## WHAT THIS TASK INVOLVES
Omit every picture, and retype the lines that run from the beginning of the data below through the line containing "(IR) at (1230,423)", inclusive.

## DATA EXTRACT
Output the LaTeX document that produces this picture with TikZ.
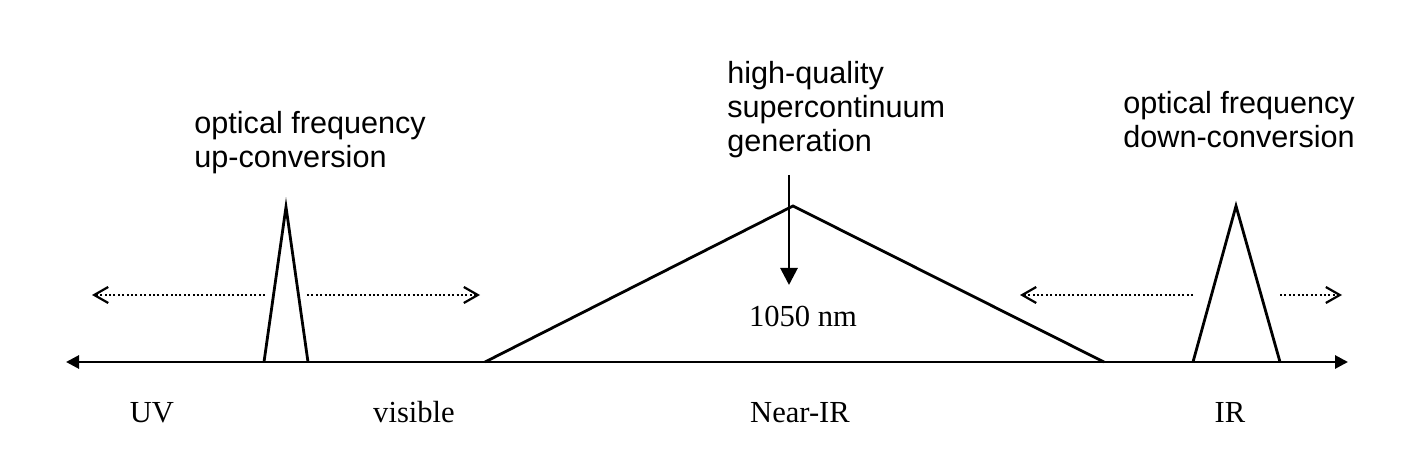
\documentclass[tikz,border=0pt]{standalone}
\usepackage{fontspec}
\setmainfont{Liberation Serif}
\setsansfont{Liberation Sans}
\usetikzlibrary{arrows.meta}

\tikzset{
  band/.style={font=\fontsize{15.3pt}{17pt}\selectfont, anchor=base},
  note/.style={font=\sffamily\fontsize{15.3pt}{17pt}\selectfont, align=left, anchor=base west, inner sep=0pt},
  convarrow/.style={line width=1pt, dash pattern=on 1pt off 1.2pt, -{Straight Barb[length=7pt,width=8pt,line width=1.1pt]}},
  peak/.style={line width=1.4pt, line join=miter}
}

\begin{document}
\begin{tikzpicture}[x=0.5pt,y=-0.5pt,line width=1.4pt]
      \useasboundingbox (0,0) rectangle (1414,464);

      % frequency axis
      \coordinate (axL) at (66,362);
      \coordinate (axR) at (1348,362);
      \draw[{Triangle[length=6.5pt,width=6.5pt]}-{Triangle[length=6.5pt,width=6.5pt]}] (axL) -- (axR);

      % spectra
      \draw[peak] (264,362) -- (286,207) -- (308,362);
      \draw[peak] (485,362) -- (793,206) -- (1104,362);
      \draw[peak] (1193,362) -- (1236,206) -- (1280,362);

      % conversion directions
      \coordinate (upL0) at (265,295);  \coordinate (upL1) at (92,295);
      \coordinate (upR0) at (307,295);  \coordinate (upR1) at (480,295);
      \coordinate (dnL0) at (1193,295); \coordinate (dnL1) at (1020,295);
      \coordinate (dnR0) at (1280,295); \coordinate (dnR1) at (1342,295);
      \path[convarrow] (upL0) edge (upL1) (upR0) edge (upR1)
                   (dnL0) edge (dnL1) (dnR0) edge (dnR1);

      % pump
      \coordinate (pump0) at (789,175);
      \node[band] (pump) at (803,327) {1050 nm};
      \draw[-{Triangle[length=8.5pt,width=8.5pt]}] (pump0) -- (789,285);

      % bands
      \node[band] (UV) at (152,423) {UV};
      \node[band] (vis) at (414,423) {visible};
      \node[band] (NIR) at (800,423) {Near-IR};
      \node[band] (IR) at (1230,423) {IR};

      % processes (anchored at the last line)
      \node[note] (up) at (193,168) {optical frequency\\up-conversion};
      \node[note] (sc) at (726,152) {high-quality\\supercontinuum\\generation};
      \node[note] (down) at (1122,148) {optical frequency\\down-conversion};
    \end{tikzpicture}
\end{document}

## EXERCISE SOLUTION
Output the LaTeX document that produces this picture with TikZ.
\documentclass[tikz,border=0pt]{standalone}
\usepackage{fontspec}
\setmainfont{Liberation Serif}
\setsansfont{Liberation Sans}
\usetikzlibrary{arrows.meta}

\tikzset{
  band/.style={font=\fontsize{15.3pt}{17pt}\selectfont, anchor=base},
  note/.style={font=\sffamily\fontsize{15.3pt}{17pt}\selectfont, align=left, anchor=base west, inner sep=0pt},
  convarrow/.style={line width=1pt, dash pattern=on 1pt off 1.2pt, -{Straight Barb[length=7pt,width=8pt,line width=1.1pt]}},
  peak/.style={line width=1.4pt, line join=miter}
}

\begin{document}
\begin{tikzpicture}[x=0.5pt,y=-0.5pt,line width=1.4pt]
      \useasboundingbox (0,0) rectangle (1414,464);

      % frequency axis
      \coordinate (axL) at (66,362);
      \coordinate (axR) at (1348,362);
      \draw[{Triangle[length=6.5pt,width=6.5pt]}-{Triangle[length=6.5pt,width=6.5pt]}] (axL) -- (axR);

      % spectra
      \draw[peak] (264,362) -- (286,207) -- (308,362);
      \draw[peak] (485,362) -- (793,206) -- (1104,362);
      \draw[peak] (1193,362) -- (1236,206) -- (1280,362);

      % conversion directions
      \coordinate (upL0) at (265,295);  \coordinate (upL1) at (92,295);
      \coordinate (upR0) at (307,295);  \coordinate (upR1) at (480,295);
      \coordinate (dnL0) at (1193,295); \coordinate (dnL1) at (1020,295);
      \coordinate (dnR0) at (1280,295); \coordinate (dnR1) at (1342,295);
      \path[convarrow] (upL0) edge (upL1) (upR0) edge (upR1)
                   (dnL0) edge (dnL1) (dnR0) edge (dnR1);

      % pump
      \coordinate (pump0) at (789,175);
      \node[band] (pump) at (803,327) {1050 nm};
      \draw[-{Triangle[length=8.5pt,width=8.5pt]}] (pump0) -- (789,285);

      % bands
      \node[band] (UV) at (152,423) {UV};
      \node[band] (vis) at (414,423) {visible};
      \node[band] (NIR) at (800,423) {Near-IR};
      \node[band] (IR) at (1230,423) {IR};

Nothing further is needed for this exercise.